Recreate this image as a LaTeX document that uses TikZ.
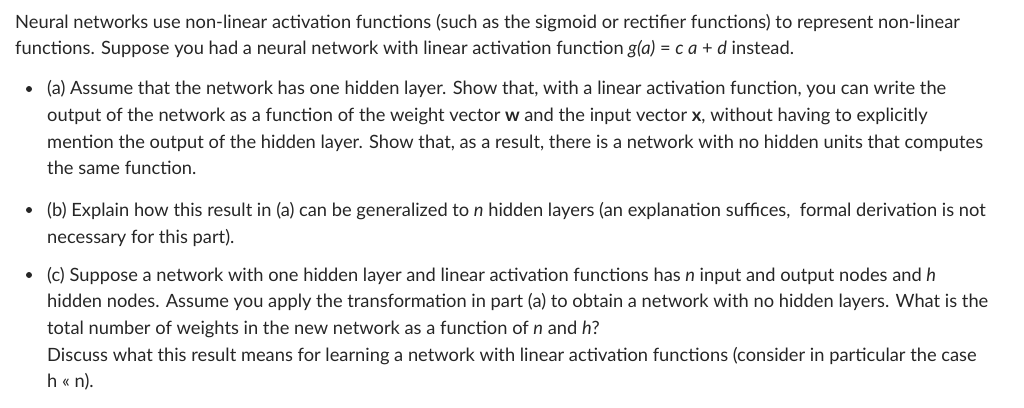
\documentclass[tikz,border=0pt]{standalone}
\usepackage{fontspec}
\setmainfont{Lato}
\begin{document}
\begin{tikzpicture}[x=1pt,y=-1pt,
  ln/.style={anchor=base west,inner sep=0pt,font=\fontsize{18.3}{20}\selectfont,text=black!85},
  bul/.style={circle,fill=black!85,inner sep=0pt,minimum size=6pt}]
\useasboundingbox (0,0) rectangle (1024,407);
\node[ln] (l1) at (15,28) {Neural networks use non-linear activation functions (such as the sigmoid or rectifier functions) to represent non-linear};
\node[ln] (l2) at (15,54) {functions. Suppose you had a neural network with linear activation function \textit{g(a)} = \textit{c a} + \textit{d} instead.};
\node[bul] (b1) at (29,89) {};
\node[ln] (a1) at (47,94) {(a) Assume that the network has one hidden layer. Show that, with a linear activation function, you can write the};
\node[ln] (a2) at (47,121) {output of the network as a function of the weight vector \textbf{w} and the input vector \textbf{x}, without having to explicitly};
\node[ln] (a3) at (47,148) {mention the output of the hidden layer. Show that, as a result, there is a network with no hidden units that computes};
\node[ln] (a4) at (47,174) {the same function.};
\node[bul] (b2) at (29,210) {};
\node[ln] (bb1) at (47,216) {(b) Explain how this result in (a) can be generalized to \textit{n} hidden layers (an explanation suffices,\ \ formal derivation is not};
\node[ln] (bb2) at (47,243) {necessary for this part).};
\node[bul] (b3) at (29,275) {};
\node[ln] (c1) at (47,281) {(c) Suppose a network with one hidden layer and linear activation functions has \textit{n} input and output nodes and \textit{h}};
\node[ln] (c2) at (47,307) {hidden nodes. Assume you apply the transformation in part (a) to obtain a network with no hidden layers. What is the};
\node[ln] (c3) at (47,334) {total number of weights in the new network as a function of \textit{n} and \textit{h}?};
\node[ln] (c4) at (47,361) {Discuss what this result means for learning a network with linear activation functions (consider in particular the case};
\node[ln] (c5) at (47,387) {h « n).};
\end{tikzpicture}
\end{document}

• • • • •

_STATED PROBLEM_
Out of the material above, gather each line where "this" appears.

_EXERCISE RESULT_
Recreate this image as a LaTeX document that uses TikZ.
\node[ln] (bb1) at (47,216) {(b) Explain how this result in (a) can be generalized to \textit{n} hidden layers (an explanation suffices,\ \ formal derivation is not};
\node[ln] (bb2) at (47,243) {necessary for this part).};
\node[ln] (c4) at (47,361) {Discuss what this result means for learning a network with linear activation functions (consider in particular the case};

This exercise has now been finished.